= United Nations Peace Memorial Hall =

Memorial in Busan, Gyeongnam, South Korea

United Nations Peace Memorial Hall

The United Nations Peace Memorial (also, UN Peace Memorial or United Nations Peace Memorial; ) is a memorial in Busan, Gyeongnam, Korea. As an affiliated organisation of the Ministry of Patriots and Veterans Affairs, the United Nations Peace Memorial was established on November 11th, 2014, in order to pay respects to the soldiers of the UN Forces who sacrificed their lives to protect and defend the freedom and peace in Korea.

The Memorial features three permanent exhibitions: The Korean War Room – covering the outbreak of the war to the signing of the armistice, depicting key events such as the Busan Port (Pusan Port), Battle of the Pusan Perimeter, Incheon Operation (Operation Chromite) and the Iron Triangle (Korea).

The UN Allied Nations Room – showcasing artefacts and stories from the 16 combat support countries and 6 medical support countries, highlighting the bravery of typically young soldiers.
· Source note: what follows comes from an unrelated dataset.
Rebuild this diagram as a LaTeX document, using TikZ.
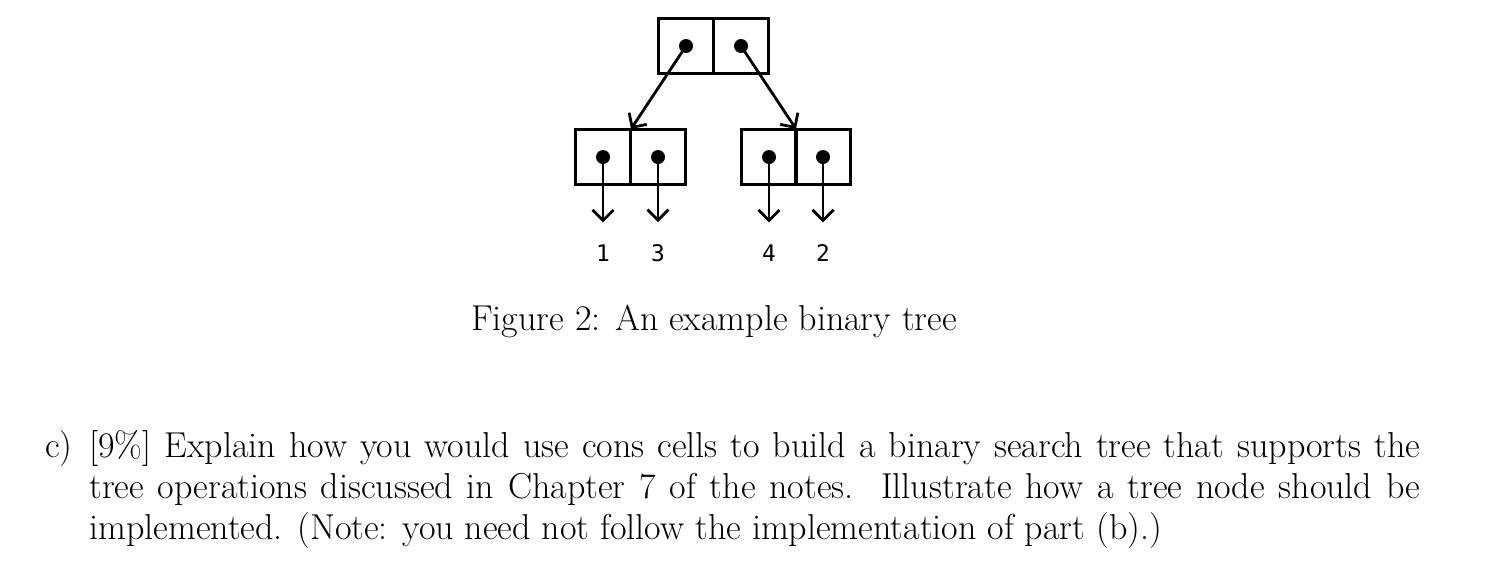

The UN Peace Room – tracing the formation of the UN, its peacekeeping efforts, ongoing global missions, and South Korea's participation in UN peace operations. In addition to these permanent exhibitions, the Memorial also hosts special exhibitions, including themed displays.

==Founding and overview==

The Memorial opened in 2014 and cost over 25 million won (23.9 million USD) to build. The Memorial is 5 stories and over 8336 square meters. It also contains many artifacts from the war.